Court's Analysis of Falsity
The Court determined that the Plaintiff's allegations did not satisfy the PSLRA's stringent requirements for pleading falsity. The Plaintiff failed to specify which statements were false and did not provide a detailed account of the assumptions used in the goodwill impairment analysis, which weakened their claims. The Court noted that statements concerning goodwill involved management's subjective opinions regarding fair value, which cannot be deemed false unless it is shown that the defendants did not believe in their assessments at the time they made them. The Plaintiff's reliance on its own calculations to assert that impairment should have been recognized lacked supporting facts regarding the actual assumptions made by Align during its impairment testing. Without such factual specificity, the allegations amounted to mere conclusions rather than actionable misstatements, leading the Court to conclude that the Plaintiff had not adequately pled falsity.

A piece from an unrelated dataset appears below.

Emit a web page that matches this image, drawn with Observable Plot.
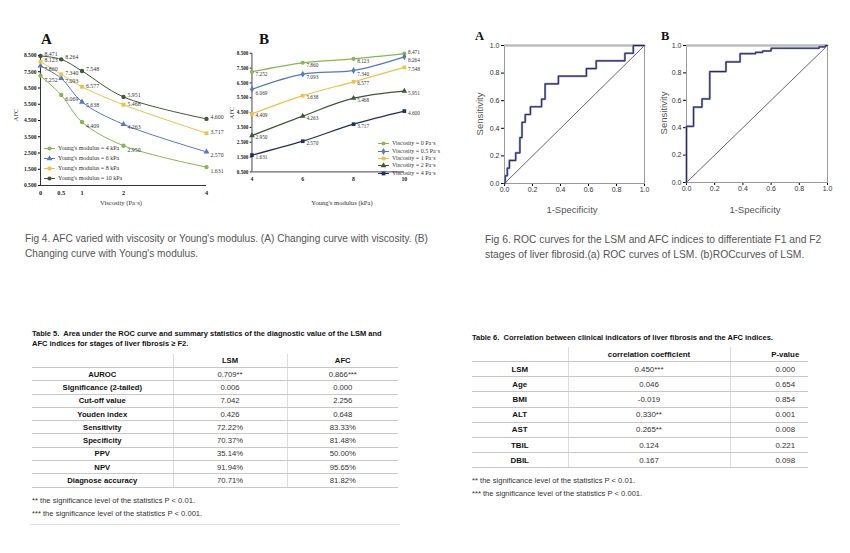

Court's Analysis of Scienter
In assessing scienter, the Court found that the Plaintiff's allegations were insufficient to establish that the Defendants acted with the required intent or recklessness. The Plaintiff claimed that the Defendants had actual knowledge of facts contradicting their public statements, but did not provide specific facts showing that the Defendants were aware of any misstatements at the time they were made. The Court emphasized that allegations of insider trading and the timing of a goodwill write-down did not, on their own, create a strong inference of scienter. Instead, such facts merely hinted at possible motives and opportunities rather than demonstrating actual knowledge of wrongdoing. Consequently, the Court concluded that the overall narrative presented by the Plaintiff reflected poor business judgment rather than the fraudulent intent necessary to establish scienter in a securities fraud case.
Conclusion of the Case
Ultimately, the U.S. District Court for the Northern District of California granted the Defendants' motion to dismiss the Second Amended Complaint without leave to amend. The Court held that the Plaintiff had failed to sufficiently plead claims under Section 10(b) and Rule 10b-5, primarily due to inadequacies in demonstrating both falsity and scienter. The Plaintiff's allegations did not meet the heightened standards set by the PSLRA, as they lacked specificity regarding false statements and failed to show that the Defendants did not believe in the accuracy of their statements concerning goodwill. Thus, the Court's decision underscored the importance of meeting stringent pleading requirements in securities fraud cases to survive a motion to dismiss.